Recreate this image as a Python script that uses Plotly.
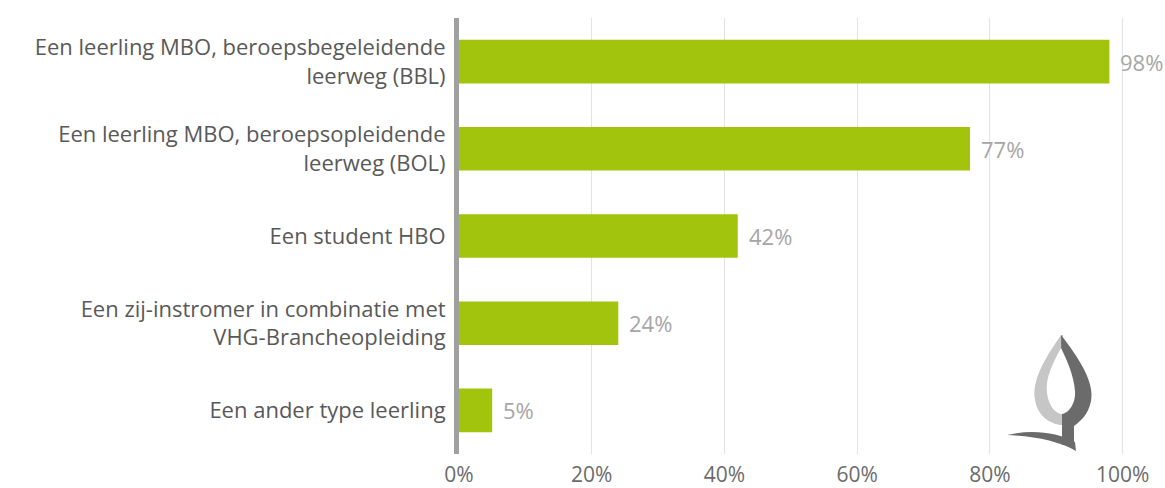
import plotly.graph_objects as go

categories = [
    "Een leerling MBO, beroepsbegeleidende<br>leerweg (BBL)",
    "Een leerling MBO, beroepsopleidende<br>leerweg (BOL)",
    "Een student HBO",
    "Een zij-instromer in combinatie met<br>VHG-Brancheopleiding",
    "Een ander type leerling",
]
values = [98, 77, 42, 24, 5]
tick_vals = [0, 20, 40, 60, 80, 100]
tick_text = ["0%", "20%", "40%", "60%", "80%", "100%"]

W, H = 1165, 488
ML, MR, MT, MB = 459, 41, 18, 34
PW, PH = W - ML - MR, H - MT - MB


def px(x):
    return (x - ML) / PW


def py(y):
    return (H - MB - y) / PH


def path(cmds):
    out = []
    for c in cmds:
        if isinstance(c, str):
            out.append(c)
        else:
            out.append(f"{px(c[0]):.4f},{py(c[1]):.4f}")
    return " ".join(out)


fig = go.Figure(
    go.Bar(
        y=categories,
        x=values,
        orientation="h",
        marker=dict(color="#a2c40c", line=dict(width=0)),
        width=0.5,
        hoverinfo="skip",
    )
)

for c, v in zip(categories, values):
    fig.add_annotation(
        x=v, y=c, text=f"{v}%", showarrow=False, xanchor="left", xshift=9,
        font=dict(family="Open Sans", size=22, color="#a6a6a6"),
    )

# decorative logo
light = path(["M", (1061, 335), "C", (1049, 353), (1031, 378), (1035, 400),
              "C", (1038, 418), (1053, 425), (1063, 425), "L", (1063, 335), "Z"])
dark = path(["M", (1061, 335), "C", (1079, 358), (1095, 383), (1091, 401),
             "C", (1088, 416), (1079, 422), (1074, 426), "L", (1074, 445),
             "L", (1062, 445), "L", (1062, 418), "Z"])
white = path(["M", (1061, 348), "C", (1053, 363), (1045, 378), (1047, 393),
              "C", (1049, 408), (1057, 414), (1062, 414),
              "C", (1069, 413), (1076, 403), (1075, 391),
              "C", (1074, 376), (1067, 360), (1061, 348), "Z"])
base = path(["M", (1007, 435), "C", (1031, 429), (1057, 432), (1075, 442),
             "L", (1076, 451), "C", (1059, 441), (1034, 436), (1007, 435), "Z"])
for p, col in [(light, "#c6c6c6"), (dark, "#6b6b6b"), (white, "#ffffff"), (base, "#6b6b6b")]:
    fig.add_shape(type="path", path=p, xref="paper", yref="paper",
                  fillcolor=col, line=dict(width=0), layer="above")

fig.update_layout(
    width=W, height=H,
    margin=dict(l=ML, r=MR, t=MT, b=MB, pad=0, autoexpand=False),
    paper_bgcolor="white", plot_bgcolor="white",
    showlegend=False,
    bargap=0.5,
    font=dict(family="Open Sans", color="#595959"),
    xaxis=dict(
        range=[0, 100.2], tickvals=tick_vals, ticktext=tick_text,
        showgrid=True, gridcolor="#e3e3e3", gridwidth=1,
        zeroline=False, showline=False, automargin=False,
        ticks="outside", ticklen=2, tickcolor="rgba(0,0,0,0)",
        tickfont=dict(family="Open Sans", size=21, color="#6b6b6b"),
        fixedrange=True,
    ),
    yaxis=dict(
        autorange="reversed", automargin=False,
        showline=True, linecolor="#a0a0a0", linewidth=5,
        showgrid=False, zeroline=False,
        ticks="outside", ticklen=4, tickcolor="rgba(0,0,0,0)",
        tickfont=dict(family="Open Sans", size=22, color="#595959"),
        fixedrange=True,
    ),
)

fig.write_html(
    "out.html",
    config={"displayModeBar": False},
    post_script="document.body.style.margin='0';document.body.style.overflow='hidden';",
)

==

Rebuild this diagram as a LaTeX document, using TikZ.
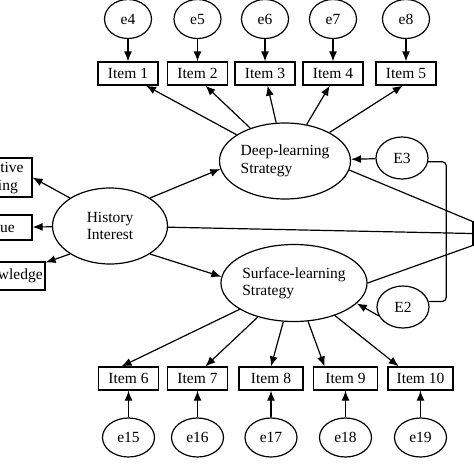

▶ _Problem description_: Using the entries above, reproduce word for word only the lines from the one that contains "Recreate this image" to the one that contains "PW, PH = W - ML - MR, H - MT - MB", both ends included, and drop every picture.

▶ _Answer to the task_:
Recreate this image as a Python script that uses Plotly.
import plotly.graph_objects as go

categories = [
    "Een leerling MBO, beroepsbegeleidende<br>leerweg (BBL)",
    "Een leerling MBO, beroepsopleidende<br>leerweg (BOL)",
    "Een student HBO",
    "Een zij-instromer in combinatie met<br>VHG-Brancheopleiding",
    "Een ander type leerling",
]
values = [98, 77, 42, 24, 5]
tick_vals = [0, 20, 40, 60, 80, 100]
tick_text = ["0%", "20%", "40%", "60%", "80%", "100%"]

W, H = 1165, 488
ML, MR, MT, MB = 459, 41, 18, 34
PW, PH = W - ML - MR, H - MT - MB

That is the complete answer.